Do ponto de vista das condições adversas, muito poucas. Estamos a falar de um Verão muito parecido a este. Sei bem do vento, da humidade, da seca, do calor, sei bem disso tudo. Do ponto de vista da organização parece-me que funcionava muito melhor. Desde logo, não haver 14 briefings num espaço de poucas horas. Desde logo não vermos aquele espectáculo de um secretário de Estado dizer uma coisa, passado poucas horas dizer outra. Não vimos isso. Nestas coisas é muito importante que as pessoas comandadas sintam confiança. E começa pelo Governo, continua pelo Presidente da Protecção Civil que deve estar presente no teatro das operações - quando este optou por ficar aqui na sede da Protecção Civil. Do ponto de vista da organização foi diferente - e a prova disso é que as consequências, igualmente trágicas, foram menores.
O concurso para o Siresp foi iniciado quando estava no Governo. Nesta fase, e com os dados que já temos, o Siresp deve ser renegociado? As comunicações de emergência devem ser inteiramente do Estado?
Acho que as comunicações de emergência devem sobretudo ser eficazes. O Siresp foi lançado para a segurança do Euro 2004 - e fez-se o Euro 2004 ainda sem o Siresp. Do ponto de vista prático - e não conheço agora os contratos, os novos compromissos - o que me interessa é que, sendo privado ou público, seja eficiente. Mas acho que o sistema de comunicações entre as várias forças de segurança deve ser público. Quero ser claro: teoricamente acho que deve ser público, na prática só conhecendo o contrato e as consequências da quebra desse contrato.
António Costa disse várias vezes ao longo deste Verão e que se orgulha de ter feito a reforma da Protecção Civil, quando foi ministro da Administração Interna. O problema foi a reforma que Costa fez ou a Protecção Civil não se ter adaptado ao longo dos últimos anos?
Foram as duas coisas. Lembro-me que o ministro da Administração Interna, António Costa, assim que chegou, fez uma grande reforma da Protecção Civil que causou enorme transtorno dentro da própria Protecção Civil, fez uma reforma na então Direcção-Geral de Viação que causou problemas que ainda hoje existem. Desses ímpetos reformistas do dr. António Costa enquanto ministro da Administração Interna manifestamente não lhe correram bem. Não deixo de notar como extraordinárias as declarações, há duas ou três semanas, de António Costa que dizia qua reforma da Protecção Civil estava feita. Está feita pelo dr. António Costa e manifestamente falhou.
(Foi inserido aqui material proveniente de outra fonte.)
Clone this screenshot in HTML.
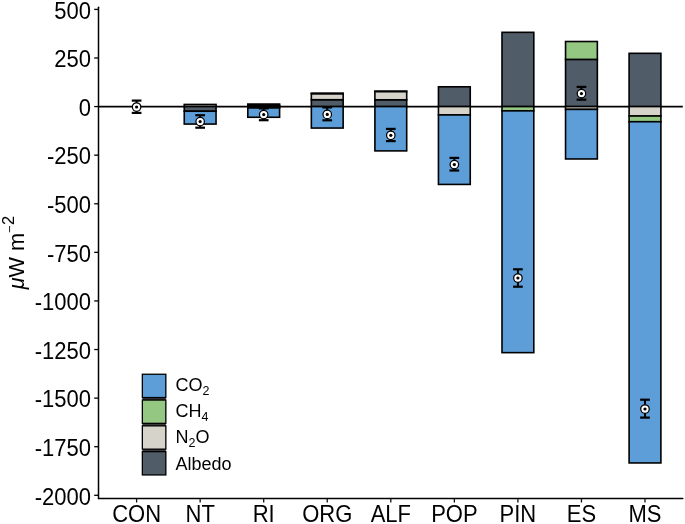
<!DOCTYPE html><html><head><meta charset="utf-8"><style>html,body{margin:0;padding:0;background:#fff;}svg{display:block;}text{font-family:"Liberation Sans",Arial,sans-serif;fill:#000;}</style></head><body>
<svg width="685" height="524" viewBox="0 0 685 524">
<rect x="0" y="0" width="685" height="524" fill="#fff"/>
<line x1="98.5" x2="682.8" y1="106.7" y2="106.7" stroke="#000" stroke-width="1.7"/>
<rect x="184.25" y="104.44" width="31.80" height="2.14" fill="#d6d3cb" stroke="#000" stroke-width="1.6"/>
<rect x="184.25" y="106.58" width="31.80" height="4.66" fill="#515c69" stroke="#000" stroke-width="1.6"/>
<rect x="184.25" y="111.24" width="31.80" height="12.83" fill="#5d9ed8" stroke="#000" stroke-width="1.6"/>
<rect x="247.80" y="105.41" width="31.80" height="1.17" fill="#515c69" stroke="#000" stroke-width="1.6"/>
<rect x="247.80" y="104.05" width="31.80" height="1.36" fill="#d6d3cb" stroke="#000" stroke-width="1.6"/>
<rect x="247.80" y="106.58" width="31.80" height="1.36" fill="#515c69" stroke="#000" stroke-width="1.6"/>
<rect x="247.80" y="107.94" width="31.80" height="9.33" fill="#5d9ed8" stroke="#000" stroke-width="1.6"/>
<rect x="311.35" y="99.70" width="31.80" height="6.88" fill="#515c69" stroke="#000" stroke-width="1.6"/>
<rect x="311.35" y="93.66" width="31.80" height="6.04" fill="#d6d3cb" stroke="#000" stroke-width="1.6"/>
<rect x="311.35" y="93.17" width="31.80" height="0.49" fill="#94c782" stroke="#000" stroke-width="1.6"/>
<rect x="311.35" y="106.58" width="31.80" height="21.48" fill="#5d9ed8" stroke="#000" stroke-width="1.6"/>
<rect x="374.90" y="99.78" width="31.80" height="6.80" fill="#515c69" stroke="#000" stroke-width="1.6"/>
<rect x="374.90" y="91.50" width="31.80" height="8.28" fill="#d6d3cb" stroke="#000" stroke-width="1.6"/>
<rect x="374.90" y="91.13" width="31.80" height="0.37" fill="#94c782" stroke="#000" stroke-width="1.6"/>
<rect x="374.90" y="106.58" width="31.80" height="44.31" fill="#5d9ed8" stroke="#000" stroke-width="1.6"/>
<rect x="438.45" y="86.79" width="31.80" height="19.79" fill="#515c69" stroke="#000" stroke-width="1.6"/>
<rect x="438.45" y="106.58" width="31.80" height="8.36" fill="#d6d3cb" stroke="#000" stroke-width="1.6"/>
<rect x="438.45" y="114.94" width="31.80" height="69.48" fill="#5d9ed8" stroke="#000" stroke-width="1.6"/>
<rect x="502.00" y="32.33" width="31.80" height="74.25" fill="#515c69" stroke="#000" stroke-width="1.6"/>
<rect x="502.00" y="106.58" width="31.80" height="4.28" fill="#94c782" stroke="#000" stroke-width="1.6"/>
<rect x="502.00" y="110.86" width="31.80" height="241.78" fill="#5d9ed8" stroke="#000" stroke-width="1.6"/>
<rect x="565.55" y="59.39" width="31.80" height="47.19" fill="#515c69" stroke="#000" stroke-width="1.6"/>
<rect x="565.55" y="41.51" width="31.80" height="17.88" fill="#94c782" stroke="#000" stroke-width="1.6"/>
<rect x="565.55" y="106.58" width="31.80" height="2.82" fill="#d6d3cb" stroke="#000" stroke-width="1.6"/>
<rect x="565.55" y="109.40" width="31.80" height="49.56" fill="#5d9ed8" stroke="#000" stroke-width="1.6"/>
<rect x="629.10" y="53.33" width="31.80" height="53.25" fill="#515c69" stroke="#000" stroke-width="1.6"/>
<rect x="629.10" y="106.58" width="31.80" height="9.43" fill="#d6d3cb" stroke="#000" stroke-width="1.6"/>
<rect x="629.10" y="116.01" width="31.80" height="5.73" fill="#94c782" stroke="#000" stroke-width="1.6"/>
<rect x="629.10" y="121.74" width="31.80" height="341.20" fill="#5d9ed8" stroke="#000" stroke-width="1.6"/>
<line x1="136.60" x2="136.60" y1="100.60" y2="112.90" stroke="#000" stroke-width="2.0"/>
<line x1="131.75" x2="141.45" y1="100.60" y2="100.60" stroke="#000" stroke-width="2.2"/>
<line x1="131.75" x2="141.45" y1="112.90" y2="112.90" stroke="#000" stroke-width="2.2"/>
<circle cx="136.60" cy="107.00" r="4.25" fill="#fff" stroke="#000" stroke-width="1.25"/>
<circle cx="136.60" cy="107.00" r="1.6" fill="#000"/>
<line x1="200.15" x2="200.15" y1="115.20" y2="127.70" stroke="#000" stroke-width="2.0"/>
<line x1="195.30" x2="205.00" y1="115.20" y2="115.20" stroke="#000" stroke-width="2.2"/>
<line x1="195.30" x2="205.00" y1="127.70" y2="127.70" stroke="#000" stroke-width="2.2"/>
<circle cx="200.15" cy="121.60" r="4.25" fill="#fff" stroke="#000" stroke-width="1.25"/>
<circle cx="200.15" cy="121.60" r="1.6" fill="#000"/>
<line x1="263.70" x2="263.70" y1="108.40" y2="120.20" stroke="#000" stroke-width="2.0"/>
<line x1="258.85" x2="268.55" y1="108.40" y2="108.40" stroke="#000" stroke-width="2.2"/>
<line x1="258.85" x2="268.55" y1="120.20" y2="120.20" stroke="#000" stroke-width="2.2"/>
<circle cx="263.70" cy="114.60" r="4.25" fill="#fff" stroke="#000" stroke-width="1.25"/>
<circle cx="263.70" cy="114.60" r="1.6" fill="#000"/>
<line x1="327.25" x2="327.25" y1="107.40" y2="120.30" stroke="#000" stroke-width="2.0"/>
<line x1="322.40" x2="332.10" y1="107.40" y2="107.40" stroke="#000" stroke-width="2.2"/>
<line x1="322.40" x2="332.10" y1="120.30" y2="120.30" stroke="#000" stroke-width="2.2"/>
<circle cx="327.25" cy="114.40" r="4.25" fill="#fff" stroke="#000" stroke-width="1.25"/>
<circle cx="327.25" cy="114.40" r="1.6" fill="#000"/>
<line x1="390.80" x2="390.80" y1="128.90" y2="141.10" stroke="#000" stroke-width="2.0"/>
<line x1="385.95" x2="395.65" y1="128.90" y2="128.90" stroke="#000" stroke-width="2.2"/>
<line x1="385.95" x2="395.65" y1="141.10" y2="141.10" stroke="#000" stroke-width="2.2"/>
<circle cx="390.80" cy="135.30" r="4.25" fill="#fff" stroke="#000" stroke-width="1.25"/>
<circle cx="390.80" cy="135.30" r="1.6" fill="#000"/>
<line x1="454.35" x2="454.35" y1="157.90" y2="170.50" stroke="#000" stroke-width="2.0"/>
<line x1="449.50" x2="459.20" y1="157.90" y2="157.90" stroke="#000" stroke-width="2.2"/>
<line x1="449.50" x2="459.20" y1="170.50" y2="170.50" stroke="#000" stroke-width="2.2"/>
<circle cx="454.35" cy="164.60" r="4.25" fill="#fff" stroke="#000" stroke-width="1.25"/>
<circle cx="454.35" cy="164.60" r="1.6" fill="#000"/>
<line x1="517.90" x2="517.90" y1="269.30" y2="286.70" stroke="#000" stroke-width="2.0"/>
<line x1="513.05" x2="522.75" y1="269.30" y2="269.30" stroke="#000" stroke-width="2.2"/>
<line x1="513.05" x2="522.75" y1="286.70" y2="286.70" stroke="#000" stroke-width="2.2"/>
<circle cx="517.90" cy="278.00" r="4.25" fill="#fff" stroke="#000" stroke-width="1.25"/>
<circle cx="517.90" cy="278.00" r="1.6" fill="#000"/>
<line x1="581.45" x2="581.45" y1="86.90" y2="99.70" stroke="#000" stroke-width="2.0"/>
<line x1="576.60" x2="586.30" y1="86.90" y2="86.90" stroke="#000" stroke-width="2.2"/>
<line x1="576.60" x2="586.30" y1="99.70" y2="99.70" stroke="#000" stroke-width="2.2"/>
<circle cx="581.45" cy="93.60" r="4.25" fill="#fff" stroke="#000" stroke-width="1.25"/>
<circle cx="581.45" cy="93.60" r="1.6" fill="#000"/>
<line x1="645.00" x2="645.00" y1="399.70" y2="417.60" stroke="#000" stroke-width="2.0"/>
<line x1="640.15" x2="649.85" y1="399.70" y2="399.70" stroke="#000" stroke-width="2.2"/>
<line x1="640.15" x2="649.85" y1="417.60" y2="417.60" stroke="#000" stroke-width="2.2"/>
<circle cx="645.00" cy="409.00" r="4.25" fill="#fff" stroke="#000" stroke-width="1.25"/>
<circle cx="645.00" cy="409.00" r="1.6" fill="#000"/>
<line x1="98.5" x2="98.5" y1="7.2" y2="498.5" stroke="#000" stroke-width="1.5" stroke-linecap="round"/>
<line x1="98.5" x2="682.8" y1="498.5" y2="498.5" stroke="#000" stroke-width="1.5" stroke-linecap="round"/>
<line x1="94.2" x2="98.5" y1="9.40" y2="9.40" stroke="#000" stroke-width="1.3"/>
<text transform="translate(91,18.60) scale(1,1.07)" font-size="22" text-anchor="end">500</text>
<line x1="94.2" x2="98.5" y1="57.99" y2="57.99" stroke="#000" stroke-width="1.3"/>
<text transform="translate(91,67.19) scale(1,1.07)" font-size="22" text-anchor="end">250</text>
<line x1="94.2" x2="98.5" y1="106.58" y2="106.58" stroke="#000" stroke-width="1.3"/>
<text transform="translate(91,115.78) scale(1,1.07)" font-size="22" text-anchor="end">0</text>
<line x1="94.2" x2="98.5" y1="155.17" y2="155.17" stroke="#000" stroke-width="1.3"/>
<text transform="translate(91,164.37) scale(1,1.07)" font-size="22" text-anchor="end">-250</text>
<line x1="94.2" x2="98.5" y1="203.76" y2="203.76" stroke="#000" stroke-width="1.3"/>
<text transform="translate(91,212.96) scale(1,1.07)" font-size="22" text-anchor="end">-500</text>
<line x1="94.2" x2="98.5" y1="252.35" y2="252.35" stroke="#000" stroke-width="1.3"/>
<text transform="translate(91,261.55) scale(1,1.07)" font-size="22" text-anchor="end">-750</text>
<line x1="94.2" x2="98.5" y1="300.94" y2="300.94" stroke="#000" stroke-width="1.3"/>
<text transform="translate(91,310.14) scale(1,1.07)" font-size="22" text-anchor="end">-1000</text>
<line x1="94.2" x2="98.5" y1="349.53" y2="349.53" stroke="#000" stroke-width="1.3"/>
<text transform="translate(91,358.73) scale(1,1.07)" font-size="22" text-anchor="end">-1250</text>
<line x1="94.2" x2="98.5" y1="398.12" y2="398.12" stroke="#000" stroke-width="1.3"/>
<text transform="translate(91,407.32) scale(1,1.07)" font-size="22" text-anchor="end">-1500</text>
<line x1="94.2" x2="98.5" y1="446.71" y2="446.71" stroke="#000" stroke-width="1.3"/>
<text transform="translate(91,455.91) scale(1,1.07)" font-size="22" text-anchor="end">-1750</text>
<line x1="94.2" x2="98.5" y1="495.30" y2="495.30" stroke="#000" stroke-width="1.3"/>
<text transform="translate(91,504.50) scale(1,1.07)" font-size="22" text-anchor="end">-2000</text>
<line x1="136.60" x2="136.60" y1="498.5" y2="502.5" stroke="#111" stroke-width="1.3"/>
<text transform="translate(136.60,522.4) scale(1,1.07)" font-size="22" text-anchor="middle">CON</text>
<line x1="200.15" x2="200.15" y1="498.5" y2="502.5" stroke="#111" stroke-width="1.3"/>
<text transform="translate(200.15,522.4) scale(1,1.07)" font-size="22" text-anchor="middle">NT</text>
<line x1="263.70" x2="263.70" y1="498.5" y2="502.5" stroke="#111" stroke-width="1.3"/>
<text transform="translate(263.70,522.4) scale(1,1.07)" font-size="22" text-anchor="middle">RI</text>
<line x1="327.25" x2="327.25" y1="498.5" y2="502.5" stroke="#111" stroke-width="1.3"/>
<text transform="translate(327.25,522.4) scale(1,1.07)" font-size="22" text-anchor="middle">ORG</text>
<line x1="390.80" x2="390.80" y1="498.5" y2="502.5" stroke="#111" stroke-width="1.3"/>
<text transform="translate(390.80,522.4) scale(1,1.07)" font-size="22" text-anchor="middle">ALF</text>
<line x1="454.35" x2="454.35" y1="498.5" y2="502.5" stroke="#111" stroke-width="1.3"/>
<text transform="translate(454.35,522.4) scale(1,1.07)" font-size="22" text-anchor="middle">POP</text>
<line x1="517.90" x2="517.90" y1="498.5" y2="502.5" stroke="#111" stroke-width="1.3"/>
<text transform="translate(517.90,522.4) scale(1,1.07)" font-size="22" text-anchor="middle">PIN</text>
<line x1="581.45" x2="581.45" y1="498.5" y2="502.5" stroke="#111" stroke-width="1.3"/>
<text transform="translate(581.45,522.4) scale(1,1.07)" font-size="22" text-anchor="middle">ES</text>
<line x1="645.00" x2="645.00" y1="498.5" y2="502.5" stroke="#111" stroke-width="1.3"/>
<text transform="translate(645.00,522.4) scale(1,1.07)" font-size="22" text-anchor="middle">MS</text>
<text transform="translate(23.9,252.6) rotate(-90)" font-size="21.7" text-anchor="middle"><tspan font-style="italic">μ</tspan>W m<tspan dy="-10.3" font-size="12.5">−</tspan><tspan font-size="16.5" dx="0.6">2</tspan></text>
<rect x="142.35" y="374.5" width="23.5" height="100" fill="#3a3a3a"/>
<rect x="142.35" y="374.25" width="23.5" height="23.3" fill="#5d9ed8" stroke="#000" stroke-width="1.3"/>
<text x="175.5" y="390.80" font-size="18">CO<tspan font-size="12.5" dy="3.9">2</tspan></text>
<rect x="142.35" y="400.05" width="23.5" height="23.3" fill="#94c782" stroke="#000" stroke-width="1.3"/>
<text x="175.5" y="417.10" font-size="18">CH<tspan font-size="12.5" dy="3.9">4</tspan></text>
<rect x="142.35" y="425.85" width="23.5" height="23.3" fill="#d6d3cb" stroke="#000" stroke-width="1.3"/>
<text x="175.5" y="443.40" font-size="18">N<tspan font-size="12.5" dy="3.9">2</tspan><tspan dy="-3.9">O</tspan></text>
<rect x="142.35" y="451.65" width="23.5" height="23.3" fill="#515c69" stroke="#000" stroke-width="1.3"/>
<text x="175.5" y="469.70" font-size="18">Albedo</text>
</svg></body></html>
O relatório da Comissão Técnica Independente diz que é preciso reformar tudo de alto a baixo...
Esse é o problema de base do dr. António Costa - que diz que quer consenso para seguir as recomendações da Comissão. Muito bem, cá estaremos para dar esses consensos. Mas ele vê a parte boa, não vê a parte má. Não vê a parte das falhas, nomeadamente aquilo que se diz de forma muito clara que falhou, que foi a reforma que o próprio dr. António Costa fez. Nem que seja em nome das vitimas é preciso não permitir o que o dr. António Costa, como politico hábil que é, está a tentar fazer: uma espécie de virar de página. “Temos o Conselho de Ministros no sábado, vamos aprovar as medidas que vão dar seguimento ao relatório e assunto encerrado. Acho isso insultuoso. O dr. António Costa, de uma vez por todas, tem de ser consequente e tirar todas as consequências, não só aquelas que lhe convém.
Haverá coragem e condições políticas para mexer numa área tão sensível, que envolve por exemplo os bombeiros, cujo papel se valoriza muito, mas a quem os relatórios também apontam problemas, nomeadamente por irem combater fogos em locais que não conhecem?
Os bombeiros, desde que sejam bem formados e bem comandados, sabem apagar fogos em qualquer lado. Acho que a profissionalização é um caminho que demorará algum tempo, mas é um caminho. E nesta matéria não devemos ter qualquer tipo de restrição orçamental. Esta é a grande lição e uma parte do discurso do sr. Presidente diz isso. Estamos a falar de um orçamento da Protecção Civil que tem andado nos últimos anos - deste e do anterior Governo - entre os 200 e os 220 milhões de euros. Ora, só o acordo com os enfermeiros foi de 200 milhões de euros. Não estou a dizer que é mau que o Governo tenha chegado a acordo com os enfermeiros, estou a dar esta ordem de grandeza para se perceber que para termos nova vida nesta matéria vai ser preciso muito dinheiro, mas tem de haver.